Cada Eucaristía que celebramos con fe nos hace crecer como templo vivo del Señor, gracias a la comunión con su cuerpo crucificado y resucitado. Jesús conoce aquello que hay en cada uno de nosotros, y conoce también nuestro más ardiente deseo: el de ser habitados por Él, sólo por Él. Dejémoslo entrar en nuestra vida, en nuestra familia, en nuestros corazones. Que María Santísima, que es la morada privilegiada del Hijo de Dios, nos acompañe y nos sostenga en el itinerario cuaresmal, para que podamos redescubrir la belleza del encuentro con Cristo, que es el único que nos libera y nos salva».
Al término de estas palabras, el Santo Padre rezó la oración del ángelus:
Angelus Domini nuntiavit Mariae…
Al concluir la plegaria, llegó el turno de los saludos que tradicionalmente realiza el Pontífice:
«Queridos hermanos y hermanas,
Doy una cordial bienvenida a los fieles de Roma y a todos los peregrinos procedentes de varias partes del mundo. Saludo a los fieles de Curitiba, Brasil; a los grupos parroquiales de Treviso, Génova, Crotone y L’Aquila, y a los de la zona de Domodossola; dirijo un pensamiento especial a los chicos de Garda que han recibido la Confirmación.
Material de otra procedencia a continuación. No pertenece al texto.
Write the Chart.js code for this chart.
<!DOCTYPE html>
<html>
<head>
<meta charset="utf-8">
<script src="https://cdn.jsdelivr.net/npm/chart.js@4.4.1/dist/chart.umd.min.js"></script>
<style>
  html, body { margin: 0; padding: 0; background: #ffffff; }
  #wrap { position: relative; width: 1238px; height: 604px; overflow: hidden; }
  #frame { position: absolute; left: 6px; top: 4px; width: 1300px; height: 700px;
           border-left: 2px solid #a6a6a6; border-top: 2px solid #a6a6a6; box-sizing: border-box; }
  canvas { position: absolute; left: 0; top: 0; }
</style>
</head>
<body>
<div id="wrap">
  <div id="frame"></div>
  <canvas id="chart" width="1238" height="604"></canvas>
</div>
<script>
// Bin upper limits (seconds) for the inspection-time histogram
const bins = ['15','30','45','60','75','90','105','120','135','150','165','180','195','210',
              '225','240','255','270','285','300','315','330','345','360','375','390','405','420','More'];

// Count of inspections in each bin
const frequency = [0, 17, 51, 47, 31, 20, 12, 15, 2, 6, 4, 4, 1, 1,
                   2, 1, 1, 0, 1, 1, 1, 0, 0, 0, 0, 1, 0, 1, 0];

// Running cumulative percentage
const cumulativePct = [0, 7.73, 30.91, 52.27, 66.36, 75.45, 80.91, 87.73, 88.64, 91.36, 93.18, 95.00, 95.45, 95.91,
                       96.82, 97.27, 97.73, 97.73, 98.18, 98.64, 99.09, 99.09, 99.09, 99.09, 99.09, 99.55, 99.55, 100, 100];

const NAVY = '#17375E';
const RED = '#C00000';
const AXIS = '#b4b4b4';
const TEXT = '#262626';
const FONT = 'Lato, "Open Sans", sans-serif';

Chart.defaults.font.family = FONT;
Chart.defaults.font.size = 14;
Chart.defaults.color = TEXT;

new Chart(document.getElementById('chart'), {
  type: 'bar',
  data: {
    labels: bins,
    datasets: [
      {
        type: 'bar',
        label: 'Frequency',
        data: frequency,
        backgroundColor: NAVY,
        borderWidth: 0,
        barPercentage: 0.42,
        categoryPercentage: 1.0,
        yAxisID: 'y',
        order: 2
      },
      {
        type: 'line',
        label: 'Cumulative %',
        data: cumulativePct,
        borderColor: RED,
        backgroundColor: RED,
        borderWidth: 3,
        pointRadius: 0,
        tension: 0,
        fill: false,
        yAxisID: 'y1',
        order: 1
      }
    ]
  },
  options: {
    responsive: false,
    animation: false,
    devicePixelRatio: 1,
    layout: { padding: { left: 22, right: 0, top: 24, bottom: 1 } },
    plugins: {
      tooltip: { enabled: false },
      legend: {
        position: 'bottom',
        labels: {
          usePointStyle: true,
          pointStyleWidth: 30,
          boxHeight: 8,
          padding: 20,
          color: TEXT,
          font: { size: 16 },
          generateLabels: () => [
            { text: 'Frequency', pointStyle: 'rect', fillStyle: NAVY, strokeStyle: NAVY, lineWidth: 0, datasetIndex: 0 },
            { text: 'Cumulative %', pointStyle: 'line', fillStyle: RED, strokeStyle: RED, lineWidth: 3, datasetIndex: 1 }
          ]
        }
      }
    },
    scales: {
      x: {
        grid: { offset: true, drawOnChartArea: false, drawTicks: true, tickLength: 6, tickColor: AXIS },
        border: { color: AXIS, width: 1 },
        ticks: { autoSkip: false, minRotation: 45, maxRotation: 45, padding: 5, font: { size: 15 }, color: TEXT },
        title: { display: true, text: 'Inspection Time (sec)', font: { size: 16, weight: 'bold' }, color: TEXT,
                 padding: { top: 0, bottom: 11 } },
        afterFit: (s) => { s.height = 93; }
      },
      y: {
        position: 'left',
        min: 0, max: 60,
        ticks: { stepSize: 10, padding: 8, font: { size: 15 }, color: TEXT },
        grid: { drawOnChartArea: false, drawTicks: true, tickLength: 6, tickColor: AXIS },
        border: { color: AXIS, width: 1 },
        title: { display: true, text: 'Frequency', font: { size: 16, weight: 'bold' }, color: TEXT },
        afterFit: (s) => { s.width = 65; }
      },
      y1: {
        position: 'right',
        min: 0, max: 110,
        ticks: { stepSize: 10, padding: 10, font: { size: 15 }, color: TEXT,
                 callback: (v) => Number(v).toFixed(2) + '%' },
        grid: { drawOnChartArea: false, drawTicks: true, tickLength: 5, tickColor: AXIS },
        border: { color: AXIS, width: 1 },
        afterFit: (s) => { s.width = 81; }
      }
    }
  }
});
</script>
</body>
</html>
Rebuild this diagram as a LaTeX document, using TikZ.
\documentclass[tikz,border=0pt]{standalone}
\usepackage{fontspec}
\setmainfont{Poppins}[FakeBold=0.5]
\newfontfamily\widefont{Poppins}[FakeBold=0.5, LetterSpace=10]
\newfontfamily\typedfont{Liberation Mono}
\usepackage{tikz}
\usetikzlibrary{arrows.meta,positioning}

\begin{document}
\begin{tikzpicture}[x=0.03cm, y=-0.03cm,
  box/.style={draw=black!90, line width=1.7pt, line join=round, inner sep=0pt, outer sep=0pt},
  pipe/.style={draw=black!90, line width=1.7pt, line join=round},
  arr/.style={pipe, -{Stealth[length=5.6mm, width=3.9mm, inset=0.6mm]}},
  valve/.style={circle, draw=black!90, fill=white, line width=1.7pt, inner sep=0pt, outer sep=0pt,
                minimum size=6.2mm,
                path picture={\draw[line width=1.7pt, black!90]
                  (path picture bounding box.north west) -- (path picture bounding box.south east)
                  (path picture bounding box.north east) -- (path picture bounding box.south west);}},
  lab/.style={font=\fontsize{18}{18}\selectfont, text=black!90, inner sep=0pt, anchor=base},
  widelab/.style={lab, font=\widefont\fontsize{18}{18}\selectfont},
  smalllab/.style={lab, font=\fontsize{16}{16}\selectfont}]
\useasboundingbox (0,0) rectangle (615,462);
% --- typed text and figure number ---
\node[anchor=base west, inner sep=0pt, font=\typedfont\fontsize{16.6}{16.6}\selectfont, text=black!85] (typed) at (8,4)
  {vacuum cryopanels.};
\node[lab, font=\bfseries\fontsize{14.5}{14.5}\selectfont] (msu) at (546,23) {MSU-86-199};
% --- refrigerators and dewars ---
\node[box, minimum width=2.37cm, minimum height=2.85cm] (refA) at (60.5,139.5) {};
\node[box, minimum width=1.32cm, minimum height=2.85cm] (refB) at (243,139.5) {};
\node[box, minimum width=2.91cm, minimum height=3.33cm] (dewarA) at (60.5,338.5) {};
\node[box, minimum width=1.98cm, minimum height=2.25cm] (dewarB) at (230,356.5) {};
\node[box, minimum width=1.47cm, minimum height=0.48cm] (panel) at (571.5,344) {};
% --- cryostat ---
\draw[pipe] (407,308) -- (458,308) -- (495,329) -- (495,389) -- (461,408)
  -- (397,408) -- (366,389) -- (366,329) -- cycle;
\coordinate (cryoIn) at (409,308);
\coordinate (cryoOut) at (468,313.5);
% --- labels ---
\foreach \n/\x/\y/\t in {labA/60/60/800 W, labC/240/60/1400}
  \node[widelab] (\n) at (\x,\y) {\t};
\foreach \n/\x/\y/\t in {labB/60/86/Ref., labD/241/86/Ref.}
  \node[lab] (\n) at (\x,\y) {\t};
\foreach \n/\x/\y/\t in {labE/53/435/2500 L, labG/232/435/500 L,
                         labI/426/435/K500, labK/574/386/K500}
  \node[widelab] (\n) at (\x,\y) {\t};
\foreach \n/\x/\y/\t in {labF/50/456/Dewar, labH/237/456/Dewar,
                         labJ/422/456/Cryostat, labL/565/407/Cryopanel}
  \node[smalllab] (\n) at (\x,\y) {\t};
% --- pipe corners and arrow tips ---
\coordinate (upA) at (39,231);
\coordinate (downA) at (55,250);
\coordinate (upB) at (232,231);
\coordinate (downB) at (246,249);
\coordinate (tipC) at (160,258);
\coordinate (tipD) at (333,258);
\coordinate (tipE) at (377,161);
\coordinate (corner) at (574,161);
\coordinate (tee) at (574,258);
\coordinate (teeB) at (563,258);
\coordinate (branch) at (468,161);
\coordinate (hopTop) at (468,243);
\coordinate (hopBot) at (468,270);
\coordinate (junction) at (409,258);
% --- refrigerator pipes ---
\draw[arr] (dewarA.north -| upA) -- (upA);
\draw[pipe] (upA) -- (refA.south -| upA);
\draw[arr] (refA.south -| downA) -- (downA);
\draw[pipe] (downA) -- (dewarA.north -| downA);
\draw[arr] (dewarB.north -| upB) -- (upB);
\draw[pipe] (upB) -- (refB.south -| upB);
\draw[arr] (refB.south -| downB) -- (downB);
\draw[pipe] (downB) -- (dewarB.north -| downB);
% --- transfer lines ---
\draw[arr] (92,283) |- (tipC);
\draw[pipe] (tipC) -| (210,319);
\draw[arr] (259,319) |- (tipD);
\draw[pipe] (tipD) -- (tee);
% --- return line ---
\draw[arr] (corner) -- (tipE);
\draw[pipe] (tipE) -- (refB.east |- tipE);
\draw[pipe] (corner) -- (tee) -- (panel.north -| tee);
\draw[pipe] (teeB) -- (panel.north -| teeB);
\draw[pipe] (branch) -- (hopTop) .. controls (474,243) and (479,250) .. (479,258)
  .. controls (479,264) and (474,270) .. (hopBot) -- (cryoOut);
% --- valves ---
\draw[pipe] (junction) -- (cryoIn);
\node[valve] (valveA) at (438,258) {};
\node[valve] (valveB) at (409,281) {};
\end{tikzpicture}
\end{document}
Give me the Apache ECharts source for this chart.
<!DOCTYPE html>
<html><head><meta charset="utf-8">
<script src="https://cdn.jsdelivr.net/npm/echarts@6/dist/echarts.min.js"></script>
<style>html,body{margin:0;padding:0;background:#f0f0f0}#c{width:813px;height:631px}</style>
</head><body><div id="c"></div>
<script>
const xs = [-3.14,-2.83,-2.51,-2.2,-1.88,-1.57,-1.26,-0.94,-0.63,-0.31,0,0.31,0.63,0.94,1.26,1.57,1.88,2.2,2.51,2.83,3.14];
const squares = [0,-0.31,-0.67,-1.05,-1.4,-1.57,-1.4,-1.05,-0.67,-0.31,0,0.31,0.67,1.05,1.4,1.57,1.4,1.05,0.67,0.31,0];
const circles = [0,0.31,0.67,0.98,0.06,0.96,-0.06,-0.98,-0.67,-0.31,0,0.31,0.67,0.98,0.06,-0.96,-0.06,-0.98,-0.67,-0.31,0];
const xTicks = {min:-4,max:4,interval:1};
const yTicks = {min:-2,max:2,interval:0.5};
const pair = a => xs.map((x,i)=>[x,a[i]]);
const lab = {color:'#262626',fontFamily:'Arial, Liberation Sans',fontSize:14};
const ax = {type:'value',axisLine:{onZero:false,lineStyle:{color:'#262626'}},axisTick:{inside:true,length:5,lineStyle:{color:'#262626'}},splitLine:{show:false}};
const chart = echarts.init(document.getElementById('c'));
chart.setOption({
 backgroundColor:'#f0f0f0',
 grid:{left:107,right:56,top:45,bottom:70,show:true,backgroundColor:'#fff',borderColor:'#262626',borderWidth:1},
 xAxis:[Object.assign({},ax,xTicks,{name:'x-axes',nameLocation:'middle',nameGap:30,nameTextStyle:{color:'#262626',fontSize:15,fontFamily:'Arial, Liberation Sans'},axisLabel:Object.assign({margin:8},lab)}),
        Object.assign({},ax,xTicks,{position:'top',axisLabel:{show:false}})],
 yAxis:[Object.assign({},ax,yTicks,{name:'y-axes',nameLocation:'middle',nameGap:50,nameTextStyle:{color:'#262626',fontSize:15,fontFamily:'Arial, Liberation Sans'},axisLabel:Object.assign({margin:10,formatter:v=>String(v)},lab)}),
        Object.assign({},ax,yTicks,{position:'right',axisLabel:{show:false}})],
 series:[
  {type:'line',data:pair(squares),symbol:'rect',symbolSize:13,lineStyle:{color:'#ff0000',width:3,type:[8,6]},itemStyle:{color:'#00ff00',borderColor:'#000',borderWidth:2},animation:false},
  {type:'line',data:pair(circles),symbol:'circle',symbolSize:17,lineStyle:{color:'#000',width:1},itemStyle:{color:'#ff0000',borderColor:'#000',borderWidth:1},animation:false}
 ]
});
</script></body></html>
Durante esta Cuaresma, tratemos de estar más cerca de las personas que están viviendo momentos de dificultad: cercanos con el afecto, con la oración y con la solidaridad».
El Obispo de Roma dedicó también unas palabras a las mujeres:
«Y hoy, 8 de marzo, ¡un saludo a todas las mujeres! A todas las mujeres que cada día tratan de construir una sociedad más humana y acogedora. Y un gracias fraterno también a las que de mil maneras testimonian el Evangelio y trabajan en la Iglesia. Y ésta es para nosotros una ocasión para reafirmar la importancia de las mujeres y la necesidad de su presencia en la vida. Un mundo donde las mujeres son marginadas es un mundo estéril, porque las mujeres no sólo traen la vida sino que nos transmiten la capacidad de ver más allá –ven más allá de ellas–, nos transmiten la capacidad de entender el mundo con ojos distintos, de sentir las cosas con corazón más creativo, más paciente, más tierno. ¡Una oración y una bendición particular para todas las mujeres aquí presentes en la Plaza y para todas las mujeres! ¡Un saludo!»
Como de costumbre, el papa Francisco concluyó su intervención diciendo:
«Os deseo a todos un buen domingo. Por favor, no os olvidéis de rezar por mí. ¡Buen almuerzo y hasta pronto!»